The standard formula is PED = (% Change in Quantity Demanded) / (% Change in Price). The result is typically negative due to the inverse relationship between price and demand, but you use the absolute value when categorizing elasticity. For larger price changes (>10%), use the midpoint method: %ΔQ = (NewQ – OldQ) / [(NewQ + OldQ) / 2] and similarly for price.
What are examples of price elasticity of demand?
Elastic examples include high-end cars, big-screen TVs, clothing, candy bars, soft drinks, jewelry, and branded products like Nike or Apple items — all non-essential goods with many substitutes. Inelastic examples include pain relievers, utilities, and basic food staples — products people need regardless of price. A coffee shop might see unitary elasticity (PED = -1.0), where a 10% price change produces a matching 10% demand shift with no net revenue change.
Is inelastic less than 1?
Yes. Inelastic demand is defined as PED with an absolute value less than 1. This means customers’ purchasing behavior responds less than proportionally to price changes. A 10% price increase might only reduce demand by 3% or 5% — that’s inelastic, and it gives you pricing power.
Is 0.25 elastic or inelastic?
0.25 is inelastic. Values below 1 in absolute terms indicate inelastic demand, meaning demand barely shifts when prices change. Products with PED of 0.25 include luxury goods with very loyal customer bases — people who simply don’t care much about price fluctuations.
Is 1.25 elastic or inelastic?
1.25 is elastic. Values greater than 1 in absolute terms indicate elastic demand, meaning customers are price-sensitive and will change their purchasing behavior significantly in response to price moves. Products at this level typically have good substitutes available.
What is price elasticity of demand in economics?
In economics, price elasticity of demand is a measure of how much the quantity demanded of a good or service changes in response to a change in its price. It’s calculated as the ratio of percentage change in quantity demanded to percentage change in price. The concept helps predict consumer behavior, optimize pricing strategies, and understand market dynamics.

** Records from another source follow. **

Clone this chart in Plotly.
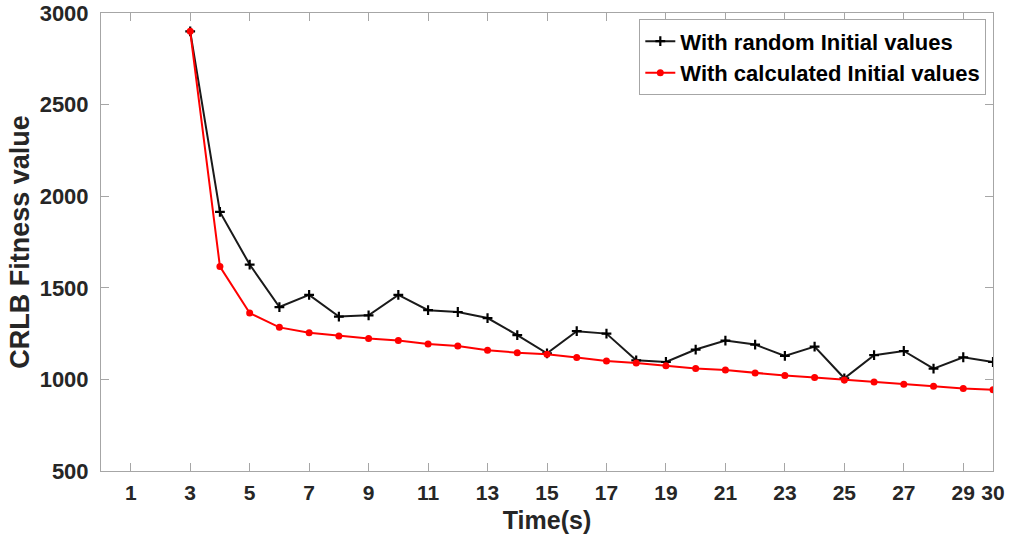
import plotly.graph_objects as go

time_s = list(range(3, 31))
random_init = [2900, 1914, 1627, 1395, 1461, 1343, 1350, 1461, 1378, 1368, 1335, 1242,
               1142, 1263, 1250, 1104, 1095, 1163, 1212, 1190, 1128, 1179, 1006, 1132,
               1155, 1059, 1121, 1095]
calc_init = [2900, 1616, 1362, 1284, 1255, 1237, 1223, 1212, 1193, 1182, 1159, 1146,
             1137, 1119, 1100, 1090, 1075, 1059, 1051, 1035, 1021, 1010, 997, 986,
             973, 962, 951, 944]
x_ticks = [1, 3, 5, 7, 9, 11, 13, 15, 17, 19, 21, 23, 25, 27, 29, 30]
y_ticks = [500, 1000, 1500, 2000, 2500, 3000]

FONT = "Liberation Sans, Arial, sans-serif"
AX = "#a6a6a6"

fig = go.Figure()
fig.add_trace(go.Scatter(
    x=time_s, y=random_init, mode="lines+markers", name="With random Initial values",
    line=dict(color="#1a1a1a", width=2),
    marker=dict(symbol="cross-thin", size=7, line=dict(color="#000000", width=2.2)),
))
fig.add_trace(go.Scatter(
    x=time_s, y=calc_init, mode="lines+markers", name="With calculated Initial values",
    line=dict(color="#ff0000", width=2),
    marker=dict(symbol="circle", size=7, color="#ff0000"),
))

fig.update_layout(
    width=1011, height=545,
    margin=dict(l=101, r=18, t=13, b=74, autoexpand=False),
    plot_bgcolor="white", paper_bgcolor="white",
    font=dict(family=FONT, color="#262626"),
    showlegend=True,
    legend=dict(
        x=0.9925, xanchor="right", y=0.986, yanchor="top",
        bgcolor="white", bordercolor=AX, borderwidth=1,
        font=dict(family=FONT, size=22, color="#000000", weight="bold"),
        tracegroupgap=0, itemwidth=30,
    ),
    xaxis=dict(
        range=[0, 30], tickmode="array", tickvals=x_ticks,
        ticktext=[str(v) for v in x_ticks], automargin=False,
        showgrid=False, zeroline=False,
        showline=True, linecolor=AX, linewidth=1, mirror="ticks",
        ticks="inside", ticklen=8, tickcolor=AX, tickwidth=1,
        ticklabelstandoff=3,
        tickfont=dict(family=FONT, size=21, color="#262626", weight="bold"),
        title=dict(text="Time(s)", font=dict(family=FONT, size=25, color="#262626", weight="bold"),
                   standoff=8),
    ),
    yaxis=dict(
        range=[500, 3000], tickmode="array", tickvals=y_ticks, automargin=False,
        showgrid=False, zeroline=False,
        showline=True, linecolor=AX, linewidth=1, mirror="ticks",
        ticks="inside", ticklen=8, tickcolor=AX, tickwidth=1,
        ticklabelstandoff=7,
        tickfont=dict(family=FONT, size=22, color="#262626", weight="bold"),
        title=dict(text="CRLB Fitness value", font=dict(family=FONT, size=27, color="#262626", weight="bold"),
                   standoff=2),
    ),
)

fig.write_html("out.html")
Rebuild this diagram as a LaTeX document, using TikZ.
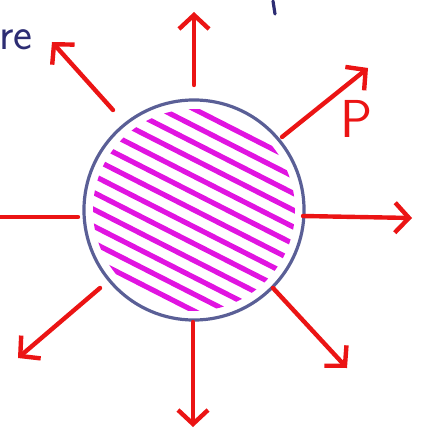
\documentclass[tikz,border=0pt]{standalone}
\usetikzlibrary{arrows.meta}
\definecolor{forcered}{RGB}{235,20,20}
\definecolor{hatchpink}{RGB}{225,20,225}
\definecolor{rimblue}{RGB}{90,95,150}
\definecolor{inkblue}{RGB}{45,45,115}
\tikzset{
  force/.style={draw=forcered,line width=1.1mm,line cap=round,
    -{Straight Barb[length=3.5mm,width=7.5mm]}},
  ball/.style={circle,draw=rimblue,line width=0.8mm,minimum size=5.5cm,inner sep=0pt},
  hatch/.style={draw=hatchpink,line width=1.3mm,line cap=round},
  ink/.style={inner sep=0pt,font=\sffamily\fontsize{32}{32}\selectfont}
}
\begin{document}
\begin{tikzpicture}[x=0.025cm,y=-0.025cm]
  \useasboundingbox (0,0) rectangle (426,432);
  % the ball
  \node[ball] (ball) at (194,210) {};
  \begin{scope}
    \clip (ball.center) circle (101);
    \foreach \d in {-105,-90,...,105}
      \draw[hatch,shift={(ball.center)},rotate=-27] (-140,\d) -- (140,\d);
  \end{scope}
  % tails and heads
  \coordinate (tN) at (194,85);   \coordinate (hN) at (194,12);
  \coordinate (tNW) at (113,110); \coordinate (hNW) at (52,42);
  \coordinate (tNE) at (282,137); \coordinate (hNE) at (368,68);
  \coordinate (tE) at (303,216);  \coordinate (hE) at (412,218);
  \coordinate (tW) at (0,217);    \coordinate (hW) at (78,217);
  \coordinate (tSW) at (100,288); \coordinate (hSW) at (18,358);
  \coordinate (tS) at (193,322);  \coordinate (hS) at (193,427);
  \coordinate (tSE) at (273,288); \coordinate (hSE) at (347,368);
  % forces
  \draw[force] (tN) -- (hN);
  \draw[force] (tNW) -- (hNW);
  \draw[force] (tNE) -- (hNE);
  \draw[force] (tE) -- (hE);
  \draw[force,-] (tW) -- (hW);
  \draw[force] (tSW) -- (hSW);
  \draw[force] (tS) -- (hS);
  \draw[force] (tSE) -- (hSE);
  % labels
  \node[ink,text=inkblue,anchor=east] (re) at (33,40) {re};
  \node[ink,text=forcered,font=\sffamily\fontsize{38}{38}\selectfont] (P) at (357,119) {P};
  \coordinate (m1) at (273,1); \coordinate (m2) at (275,14);
  \draw[inkblue,line width=0.8mm,line cap=round] (m1) -- (m2);
\end{tikzpicture}
\end{document}
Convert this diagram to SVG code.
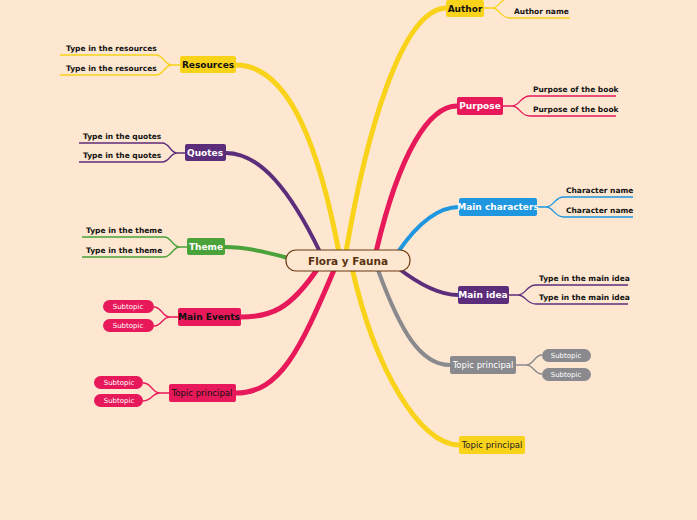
<svg xmlns="http://www.w3.org/2000/svg" width="697" height="520" viewBox="0 0 697 520">
<style>
text{font-family:"DejaVu Sans","Liberation Sans",sans-serif}
.m{fill:none;stroke-linecap:round}
.t{fill:none;stroke-width:1.3}
.lb{font-size:7.5px;font-weight:bold;fill:#111}
.nt{font-size:9px;font-weight:bold;text-anchor:middle}
.st{font-size:7px;fill:#fff;text-anchor:middle}
</style>
<rect width="697" height="520" fill="#fde7d0"/>
<g id="connectors">
<path class="m" stroke="#f9d21a" stroke-width="5" d="M346,252 C365,140 400,10 446,8"/>
<path class="m" stroke="#f9d21a" stroke-width="5" d="M340,258 C320,150 290,65 236,65"/>
<path class="m" stroke="#f9d21a" stroke-width="5" d="M352,268 C375,370 420,445 459,445"/>
<path class="m" stroke="#e8195a" stroke-width="5" d="M376,252 C400,150 430,106 457,106"/>
<path class="m" stroke="#e8195a" stroke-width="5" d="M318,268 C290,310 270,317 241,317"/>
<path class="m" stroke="#e8195a" stroke-width="5" d="M334,270 C300,350 280,393 236,393"/>
<path class="m" stroke="#1e96e0" stroke-width="4" d="M398,252 C420,220 440,207 459,207"/>
<path class="m" stroke="#5c2d7a" stroke-width="4" d="M398,268 C420,285 440,295 458,295"/>
<path class="m" stroke="#8a8a8e" stroke-width="4" d="M378,270 C400,330 420,365 450,365"/>
<path class="m" stroke="#5c2d7a" stroke-width="4" d="M320,252 C290,190 260,153 226,153"/>
<path class="m" stroke="#4aa23a" stroke-width="4" d="M288,258 C260,250 240,247 225,247"/>
<path class="t" stroke="#f9d21a" d="M484,8 H492 C500,8 500,-2 510,-2 M492,8 C500,8 500,18 510,18 H570"/>
<path class="t" stroke="#e8195a" d="M503,106 H512 C520,106 520,96 530,96 H616 M512,106 C520,106 520,116 530,116 H616"/>
<path class="t" stroke="#1e96e0" d="M537,207 H546 C554,207 554,197 564,197 H633 M546,207 C554,207 554,217 564,217 H633"/>
<path class="t" stroke="#5c2d7a" d="M509,295 H518 C526,295 526,285 536,285 H628 M518,295 C526,295 526,304 536,304 H628"/>
<path class="t" stroke="#8a8a8e" d="M516,365 H526 C534,365 534,355 542,355 M526,365 C534,365 534,374 542,374"/>
<path class="t" stroke="#f9d21a" d="M180,65 H172 C164,65 164,55 156,55 H60 M172,65 C164,65 164,75 156,75 H60"/>
<path class="t" stroke="#5c2d7a" d="M185,153 H177 C170,153 170,143 162,143 H79 M177,153 C170,153 170,162 162,162 H79"/>
<path class="t" stroke="#4aa23a" d="M187,247 H180 C172,247 172,237 164,237 H82 M180,247 C172,247 172,257 164,257 H82"/>
<path class="t" stroke="#e8195a" d="M178,317 H170 C162,317 162,307 154,307 M170,317 C162,317 162,326 154,326"/>
<path class="t" stroke="#e8195a" d="M169,393 H160 C152,393 152,383 143,383 M160,393 C152,393 152,401 143,401"/>
</g>
<g id="center"><rect x="286" y="250" width="124" height="21" rx="10" fill="#fde7d0" stroke="#6b3a12" stroke-width="1.2"/><text x="348" y="265" text-anchor="middle" font-size="10.5" font-weight="bold" fill="#5a3210">Flora y Fauna</text></g>
<g id="author"><rect x="446" y="0" width="38" height="17" rx="2" fill="#f9d21a"/><text class="nt" x="465" y="12" fill="#111">Author</text><text class="lb" x="514" y="14">Author name</text></g>
<g id="purpose"><rect x="457" y="97" width="46" height="18" rx="2" fill="#e8195a"/><text class="nt" x="480" y="109" fill="#fff">Purpose</text><text class="lb" x="533" y="92">Purpose of the book</text><text class="lb" x="533" y="112">Purpose of the book</text></g>
<g id="characters"><rect x="459" y="198" width="78" height="18" rx="2" fill="#1e96e0"/><text class="nt" x="498" y="210" fill="#fff">Main characters</text><text class="lb" x="566" y="193">Character name</text><text class="lb" x="566" y="213">Character name</text></g>
<g id="mainidea"><rect x="458" y="286" width="51" height="18" rx="2" fill="#5c2d7a"/><text class="nt" x="483" y="298" fill="#fff">Main idea</text><text class="lb" x="539" y="281">Type in the main idea</text><text class="lb" x="539" y="300">Type in the main idea</text></g>
<g id="topic-gray"><rect x="450" y="356" width="66" height="18" rx="2" fill="#8a8a8e"/><text x="483" y="368" text-anchor="middle" font-size="8.5" fill="#fff">Topic principal</text>
<rect x="542" y="349" width="49" height="13" rx="6.5" fill="#8a8a8e"/><text class="st" x="566" y="358">Subtopic</text>
<rect x="542" y="368" width="49" height="13" rx="6.5" fill="#8a8a8e"/><text class="st" x="566" y="377">Subtopic</text></g>
<g id="topic-yellow"><rect x="459" y="436" width="66" height="18" rx="2" fill="#f9d21a"/><text x="492" y="448" text-anchor="middle" font-size="8.5" fill="#222">Topic principal</text></g>
<g id="resources"><rect x="180" y="56" width="56" height="17" rx="2" fill="#f9d21a"/><text class="nt" x="208" y="68" fill="#111">Resources</text><text class="lb" x="66" y="51">Type in the resources</text><text class="lb" x="66" y="71">Type in the resources</text></g>
<g id="quotes"><rect x="185" y="144" width="41" height="17" rx="2" fill="#5c2d7a"/><text class="nt" x="205" y="156" fill="#fff">Quotes</text><text class="lb" x="83" y="139">Type in the quotes</text><text class="lb" x="83" y="158">Type in the quotes</text></g>
<g id="theme"><rect x="187" y="238" width="38" height="17" rx="2" fill="#4aa23a"/><text class="nt" x="206" y="250" fill="#fff">Theme</text><text class="lb" x="86" y="233">Type in the theme</text><text class="lb" x="86" y="253">Type in the theme</text></g>
<g id="mainevents"><rect x="178" y="308" width="63" height="18" rx="2" fill="#e8195a"/><text class="nt" x="209" y="320" fill="#111">Main Events</text>
<rect x="103" y="300" width="51" height="13" rx="6.5" fill="#e8195a"/><text class="st" x="128" y="309">Subtopic</text>
<rect x="103" y="319" width="51" height="13" rx="6.5" fill="#e8195a"/><text class="st" x="128" y="328">Subtopic</text></g>
<g id="topic-red"><rect x="169" y="384" width="67" height="18" rx="2" fill="#e8195a"/><text x="202" y="396" text-anchor="middle" font-size="8.5" fill="#111">Topic principal</text>
<rect x="94" y="376" width="49" height="13" rx="6.5" fill="#e8195a"/><text class="st" x="119" y="385">Subtopic</text>
<rect x="94" y="394" width="49" height="13" rx="6.5" fill="#e8195a"/><text class="st" x="119" y="403">Subtopic</text></g>
</svg>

How does price elasticity affect supply?
Price elasticity of demand and price elasticity of supply interact to determine market equilibrium. While PED measures consumer response to price changes, supply elasticity measures how much producers change output in response to price changes. When both are elastic, markets adjust quickly to shocks. When demand is inelastic but supply is elastic, producers bear more of the adjustment burden in price changes.
The pattern is consistent across industries: small businesses that understand their products’ elasticity make better pricing decisions. Whether you’re running a bakery pricing organic pies, a SaaS company testing subscription tiers, or a retailer adjusting markups on seasonal inventory, the same logic applies — know your elasticity, and you’ll know whether a price move will help or hurt your revenue. The data is usually available in your own sales history; the formula is simple enough to run in a spreadsheet. The only barrier is knowing to ask the question in the first place.